■ Task instructions ■
Read the listing below and copy out every line that holds "this".

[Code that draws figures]
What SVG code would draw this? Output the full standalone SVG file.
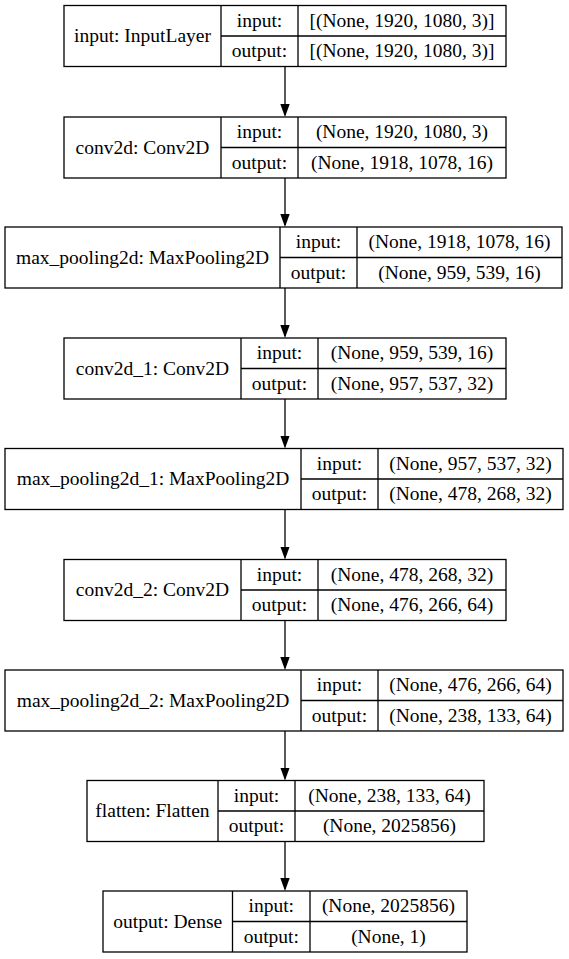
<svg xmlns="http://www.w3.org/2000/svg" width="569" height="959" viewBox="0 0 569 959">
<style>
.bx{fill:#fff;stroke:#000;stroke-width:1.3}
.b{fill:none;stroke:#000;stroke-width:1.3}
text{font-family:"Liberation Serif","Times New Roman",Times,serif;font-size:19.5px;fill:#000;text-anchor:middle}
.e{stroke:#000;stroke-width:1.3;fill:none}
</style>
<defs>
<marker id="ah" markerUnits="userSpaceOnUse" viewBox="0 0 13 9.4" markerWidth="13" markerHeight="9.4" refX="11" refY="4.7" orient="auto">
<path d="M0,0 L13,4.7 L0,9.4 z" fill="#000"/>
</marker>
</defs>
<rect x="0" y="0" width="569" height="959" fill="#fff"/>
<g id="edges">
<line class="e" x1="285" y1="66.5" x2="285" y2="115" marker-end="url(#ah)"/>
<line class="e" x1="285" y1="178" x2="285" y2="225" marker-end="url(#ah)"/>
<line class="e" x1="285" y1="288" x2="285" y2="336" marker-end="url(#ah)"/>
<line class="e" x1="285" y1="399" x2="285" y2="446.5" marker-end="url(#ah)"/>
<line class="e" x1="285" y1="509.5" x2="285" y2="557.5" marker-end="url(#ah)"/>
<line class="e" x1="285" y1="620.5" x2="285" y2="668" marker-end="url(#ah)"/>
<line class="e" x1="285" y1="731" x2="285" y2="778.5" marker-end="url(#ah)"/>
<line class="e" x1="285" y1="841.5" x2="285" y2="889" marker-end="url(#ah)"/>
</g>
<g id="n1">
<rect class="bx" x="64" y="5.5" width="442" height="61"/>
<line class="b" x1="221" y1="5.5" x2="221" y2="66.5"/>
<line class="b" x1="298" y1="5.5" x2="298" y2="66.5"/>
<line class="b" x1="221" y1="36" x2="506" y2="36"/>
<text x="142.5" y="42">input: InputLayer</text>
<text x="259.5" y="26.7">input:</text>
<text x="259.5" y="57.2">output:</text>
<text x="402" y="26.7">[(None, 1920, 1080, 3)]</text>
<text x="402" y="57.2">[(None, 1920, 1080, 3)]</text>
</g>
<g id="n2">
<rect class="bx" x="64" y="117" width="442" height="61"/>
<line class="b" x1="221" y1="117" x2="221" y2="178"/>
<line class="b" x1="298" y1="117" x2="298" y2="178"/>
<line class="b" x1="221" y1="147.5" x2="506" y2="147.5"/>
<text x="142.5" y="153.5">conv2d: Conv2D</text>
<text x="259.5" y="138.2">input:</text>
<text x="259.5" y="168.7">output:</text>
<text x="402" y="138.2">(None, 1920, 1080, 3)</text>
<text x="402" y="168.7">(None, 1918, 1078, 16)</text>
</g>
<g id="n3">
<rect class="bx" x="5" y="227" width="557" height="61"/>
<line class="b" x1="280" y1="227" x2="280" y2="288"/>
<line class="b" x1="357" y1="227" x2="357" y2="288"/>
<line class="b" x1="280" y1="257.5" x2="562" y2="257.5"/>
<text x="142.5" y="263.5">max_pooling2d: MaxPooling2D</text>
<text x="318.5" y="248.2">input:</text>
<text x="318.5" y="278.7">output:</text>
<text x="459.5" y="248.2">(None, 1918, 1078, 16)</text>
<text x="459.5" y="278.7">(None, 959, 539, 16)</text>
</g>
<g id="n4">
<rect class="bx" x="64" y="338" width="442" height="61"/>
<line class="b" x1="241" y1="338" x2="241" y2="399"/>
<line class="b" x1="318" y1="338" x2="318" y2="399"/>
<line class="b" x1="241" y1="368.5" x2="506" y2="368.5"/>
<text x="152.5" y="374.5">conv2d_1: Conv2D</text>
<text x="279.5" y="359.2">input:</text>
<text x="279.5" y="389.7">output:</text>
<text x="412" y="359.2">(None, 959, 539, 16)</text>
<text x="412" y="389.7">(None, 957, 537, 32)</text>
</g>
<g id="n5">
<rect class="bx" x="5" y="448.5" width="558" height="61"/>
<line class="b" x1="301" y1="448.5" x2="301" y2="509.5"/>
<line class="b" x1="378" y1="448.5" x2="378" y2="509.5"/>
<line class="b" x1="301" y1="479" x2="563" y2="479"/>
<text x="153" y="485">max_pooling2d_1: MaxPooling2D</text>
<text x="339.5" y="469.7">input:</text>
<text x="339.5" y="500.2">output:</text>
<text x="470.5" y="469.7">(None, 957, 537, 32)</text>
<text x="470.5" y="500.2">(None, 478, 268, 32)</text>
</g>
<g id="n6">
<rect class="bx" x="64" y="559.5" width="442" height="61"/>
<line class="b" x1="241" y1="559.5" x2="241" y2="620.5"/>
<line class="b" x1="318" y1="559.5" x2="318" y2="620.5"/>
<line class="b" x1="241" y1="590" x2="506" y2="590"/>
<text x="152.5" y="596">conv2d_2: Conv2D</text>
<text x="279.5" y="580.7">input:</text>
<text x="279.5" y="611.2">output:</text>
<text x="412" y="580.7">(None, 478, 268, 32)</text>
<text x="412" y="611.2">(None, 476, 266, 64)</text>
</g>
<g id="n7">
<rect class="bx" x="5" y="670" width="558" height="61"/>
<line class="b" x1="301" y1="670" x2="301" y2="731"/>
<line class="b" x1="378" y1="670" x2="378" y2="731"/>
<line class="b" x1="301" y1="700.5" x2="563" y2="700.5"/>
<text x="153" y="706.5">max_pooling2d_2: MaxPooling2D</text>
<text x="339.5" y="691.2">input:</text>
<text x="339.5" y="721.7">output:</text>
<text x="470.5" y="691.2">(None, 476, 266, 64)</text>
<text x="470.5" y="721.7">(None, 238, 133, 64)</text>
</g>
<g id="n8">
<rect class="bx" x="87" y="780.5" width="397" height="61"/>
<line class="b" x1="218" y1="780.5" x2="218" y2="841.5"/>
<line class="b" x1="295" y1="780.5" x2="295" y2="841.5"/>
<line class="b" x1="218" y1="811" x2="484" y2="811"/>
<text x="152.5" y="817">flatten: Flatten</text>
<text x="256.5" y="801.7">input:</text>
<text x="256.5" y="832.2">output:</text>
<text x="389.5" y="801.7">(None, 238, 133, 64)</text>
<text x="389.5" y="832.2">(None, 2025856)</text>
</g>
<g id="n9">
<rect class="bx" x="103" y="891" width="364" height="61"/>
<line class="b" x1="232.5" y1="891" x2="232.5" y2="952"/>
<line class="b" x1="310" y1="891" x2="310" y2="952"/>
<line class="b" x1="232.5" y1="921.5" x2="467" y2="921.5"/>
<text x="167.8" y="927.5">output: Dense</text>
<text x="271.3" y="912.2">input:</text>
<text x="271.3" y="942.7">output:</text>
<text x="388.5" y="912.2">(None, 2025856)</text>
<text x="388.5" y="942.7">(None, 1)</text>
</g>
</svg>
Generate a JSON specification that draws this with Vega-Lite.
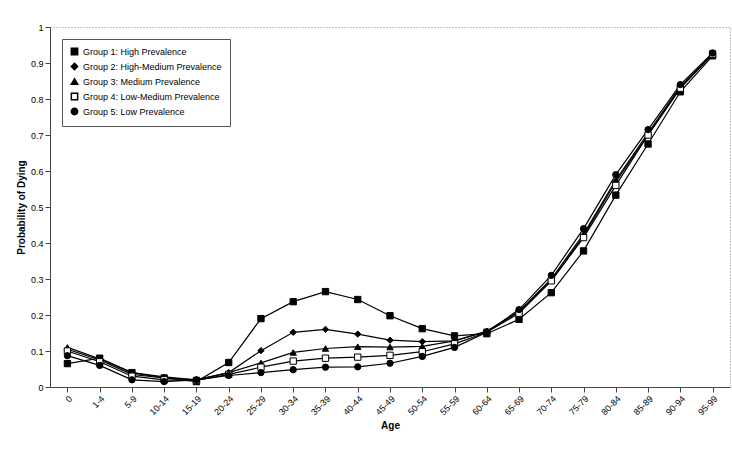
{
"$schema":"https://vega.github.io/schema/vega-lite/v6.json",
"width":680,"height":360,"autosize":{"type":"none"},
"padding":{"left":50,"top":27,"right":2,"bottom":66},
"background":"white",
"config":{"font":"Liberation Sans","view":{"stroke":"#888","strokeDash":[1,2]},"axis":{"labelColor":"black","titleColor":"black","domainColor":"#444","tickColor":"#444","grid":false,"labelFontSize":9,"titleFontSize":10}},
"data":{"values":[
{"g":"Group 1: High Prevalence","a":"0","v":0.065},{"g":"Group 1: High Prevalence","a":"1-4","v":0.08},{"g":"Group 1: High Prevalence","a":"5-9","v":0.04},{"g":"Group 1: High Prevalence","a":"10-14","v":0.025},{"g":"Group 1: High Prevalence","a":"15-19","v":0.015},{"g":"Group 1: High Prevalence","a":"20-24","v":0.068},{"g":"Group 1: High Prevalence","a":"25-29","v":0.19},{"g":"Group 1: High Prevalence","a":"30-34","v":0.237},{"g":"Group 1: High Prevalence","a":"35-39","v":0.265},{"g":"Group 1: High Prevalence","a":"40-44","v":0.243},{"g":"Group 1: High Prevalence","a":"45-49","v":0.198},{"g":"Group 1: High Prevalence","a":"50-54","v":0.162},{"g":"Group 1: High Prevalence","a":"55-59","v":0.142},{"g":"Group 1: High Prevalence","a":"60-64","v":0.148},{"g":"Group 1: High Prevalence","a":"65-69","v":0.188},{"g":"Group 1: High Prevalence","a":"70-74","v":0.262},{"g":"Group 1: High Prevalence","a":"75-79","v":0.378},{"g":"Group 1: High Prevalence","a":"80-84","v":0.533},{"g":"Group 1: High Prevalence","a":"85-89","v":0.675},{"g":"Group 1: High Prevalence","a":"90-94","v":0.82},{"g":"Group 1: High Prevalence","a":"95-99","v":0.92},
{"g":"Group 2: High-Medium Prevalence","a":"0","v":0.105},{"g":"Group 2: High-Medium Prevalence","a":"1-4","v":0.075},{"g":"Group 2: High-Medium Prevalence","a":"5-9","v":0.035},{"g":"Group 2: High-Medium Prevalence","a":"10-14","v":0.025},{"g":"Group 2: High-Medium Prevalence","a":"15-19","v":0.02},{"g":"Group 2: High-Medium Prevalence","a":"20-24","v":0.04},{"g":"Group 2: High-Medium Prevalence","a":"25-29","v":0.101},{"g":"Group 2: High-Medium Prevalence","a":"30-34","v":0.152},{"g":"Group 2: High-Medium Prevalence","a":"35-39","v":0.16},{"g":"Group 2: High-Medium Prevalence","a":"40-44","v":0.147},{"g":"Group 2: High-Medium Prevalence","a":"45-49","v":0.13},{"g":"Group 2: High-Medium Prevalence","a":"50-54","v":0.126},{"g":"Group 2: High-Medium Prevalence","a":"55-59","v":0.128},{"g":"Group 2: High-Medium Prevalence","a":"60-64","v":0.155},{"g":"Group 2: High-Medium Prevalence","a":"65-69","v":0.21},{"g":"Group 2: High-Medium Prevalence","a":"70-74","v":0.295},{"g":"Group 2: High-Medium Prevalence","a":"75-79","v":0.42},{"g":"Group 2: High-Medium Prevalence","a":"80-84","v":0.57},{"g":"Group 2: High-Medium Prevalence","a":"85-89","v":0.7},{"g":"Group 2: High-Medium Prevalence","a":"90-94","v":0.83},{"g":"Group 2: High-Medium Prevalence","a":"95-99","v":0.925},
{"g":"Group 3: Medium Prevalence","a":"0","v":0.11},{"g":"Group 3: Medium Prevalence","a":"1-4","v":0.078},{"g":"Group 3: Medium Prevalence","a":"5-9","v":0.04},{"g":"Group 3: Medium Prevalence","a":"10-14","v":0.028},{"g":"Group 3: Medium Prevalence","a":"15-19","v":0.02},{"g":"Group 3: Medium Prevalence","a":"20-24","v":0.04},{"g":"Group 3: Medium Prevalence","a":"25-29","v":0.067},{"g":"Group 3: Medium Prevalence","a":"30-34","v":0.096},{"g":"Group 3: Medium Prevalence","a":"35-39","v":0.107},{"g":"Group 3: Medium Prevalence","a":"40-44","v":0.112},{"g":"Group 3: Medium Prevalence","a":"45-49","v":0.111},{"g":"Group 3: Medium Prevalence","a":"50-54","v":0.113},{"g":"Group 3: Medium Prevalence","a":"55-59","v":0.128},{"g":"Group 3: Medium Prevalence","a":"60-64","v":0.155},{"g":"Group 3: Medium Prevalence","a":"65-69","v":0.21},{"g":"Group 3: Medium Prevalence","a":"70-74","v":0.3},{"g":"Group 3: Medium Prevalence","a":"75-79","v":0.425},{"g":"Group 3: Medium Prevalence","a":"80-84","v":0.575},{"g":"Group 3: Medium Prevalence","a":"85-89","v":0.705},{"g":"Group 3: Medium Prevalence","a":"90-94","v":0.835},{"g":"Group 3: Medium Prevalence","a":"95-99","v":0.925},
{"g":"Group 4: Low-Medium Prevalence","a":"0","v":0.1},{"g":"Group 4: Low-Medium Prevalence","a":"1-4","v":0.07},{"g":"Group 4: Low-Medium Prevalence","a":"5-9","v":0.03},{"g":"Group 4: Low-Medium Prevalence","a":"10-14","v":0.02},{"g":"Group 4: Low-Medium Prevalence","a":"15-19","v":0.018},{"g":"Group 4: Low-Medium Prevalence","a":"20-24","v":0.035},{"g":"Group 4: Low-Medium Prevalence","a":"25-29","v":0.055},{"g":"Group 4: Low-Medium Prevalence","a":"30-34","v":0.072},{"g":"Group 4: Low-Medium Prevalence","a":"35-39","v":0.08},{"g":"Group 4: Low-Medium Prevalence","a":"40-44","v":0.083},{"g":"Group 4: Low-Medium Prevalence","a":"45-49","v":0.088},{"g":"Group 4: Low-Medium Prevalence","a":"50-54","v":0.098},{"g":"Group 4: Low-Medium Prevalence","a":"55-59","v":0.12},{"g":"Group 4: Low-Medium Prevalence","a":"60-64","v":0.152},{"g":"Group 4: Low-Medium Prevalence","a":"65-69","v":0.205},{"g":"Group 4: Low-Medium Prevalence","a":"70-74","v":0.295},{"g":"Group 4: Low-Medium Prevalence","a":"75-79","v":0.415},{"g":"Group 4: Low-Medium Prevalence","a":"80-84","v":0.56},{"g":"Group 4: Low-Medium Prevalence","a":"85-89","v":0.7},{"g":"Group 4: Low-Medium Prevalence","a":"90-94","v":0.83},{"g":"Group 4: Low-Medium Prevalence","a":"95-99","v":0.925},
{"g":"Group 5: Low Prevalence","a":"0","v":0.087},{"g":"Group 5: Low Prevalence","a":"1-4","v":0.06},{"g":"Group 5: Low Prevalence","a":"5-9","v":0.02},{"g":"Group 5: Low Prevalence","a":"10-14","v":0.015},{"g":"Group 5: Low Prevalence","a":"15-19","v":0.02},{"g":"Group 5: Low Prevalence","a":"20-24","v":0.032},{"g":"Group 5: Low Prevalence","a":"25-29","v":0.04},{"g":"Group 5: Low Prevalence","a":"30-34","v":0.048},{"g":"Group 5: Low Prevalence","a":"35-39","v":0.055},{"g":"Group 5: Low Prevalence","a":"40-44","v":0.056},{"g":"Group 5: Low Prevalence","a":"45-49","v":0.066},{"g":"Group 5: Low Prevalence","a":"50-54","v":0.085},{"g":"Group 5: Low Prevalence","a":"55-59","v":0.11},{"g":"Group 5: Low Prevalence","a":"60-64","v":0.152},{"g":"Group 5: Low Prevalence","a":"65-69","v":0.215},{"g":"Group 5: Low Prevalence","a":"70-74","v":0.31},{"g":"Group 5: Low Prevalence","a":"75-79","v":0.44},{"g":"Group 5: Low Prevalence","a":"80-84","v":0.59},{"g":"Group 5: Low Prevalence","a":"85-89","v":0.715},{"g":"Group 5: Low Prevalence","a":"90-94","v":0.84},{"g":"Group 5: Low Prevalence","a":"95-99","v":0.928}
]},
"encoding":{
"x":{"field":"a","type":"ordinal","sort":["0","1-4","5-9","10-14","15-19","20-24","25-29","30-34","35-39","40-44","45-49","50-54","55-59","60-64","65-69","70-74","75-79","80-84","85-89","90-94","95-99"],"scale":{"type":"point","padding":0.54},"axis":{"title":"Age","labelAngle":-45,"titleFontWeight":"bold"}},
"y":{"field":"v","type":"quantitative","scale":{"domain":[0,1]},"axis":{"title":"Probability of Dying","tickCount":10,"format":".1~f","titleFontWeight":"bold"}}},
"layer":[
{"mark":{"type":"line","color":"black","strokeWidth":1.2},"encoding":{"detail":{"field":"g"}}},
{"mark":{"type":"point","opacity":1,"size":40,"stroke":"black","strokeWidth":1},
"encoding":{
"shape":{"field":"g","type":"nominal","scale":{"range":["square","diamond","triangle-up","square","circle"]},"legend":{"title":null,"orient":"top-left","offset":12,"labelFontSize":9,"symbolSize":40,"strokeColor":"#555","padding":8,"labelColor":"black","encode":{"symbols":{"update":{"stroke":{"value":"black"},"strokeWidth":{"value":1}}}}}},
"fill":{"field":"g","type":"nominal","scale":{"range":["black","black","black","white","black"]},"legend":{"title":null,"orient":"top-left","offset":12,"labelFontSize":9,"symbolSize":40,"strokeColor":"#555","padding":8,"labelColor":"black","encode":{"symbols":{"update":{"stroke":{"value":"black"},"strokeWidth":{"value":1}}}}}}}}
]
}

■ Solution below ■
What SVG code would draw this? Output the full standalone SVG file.
Generate a JSON specification that draws this with Vega-Lite.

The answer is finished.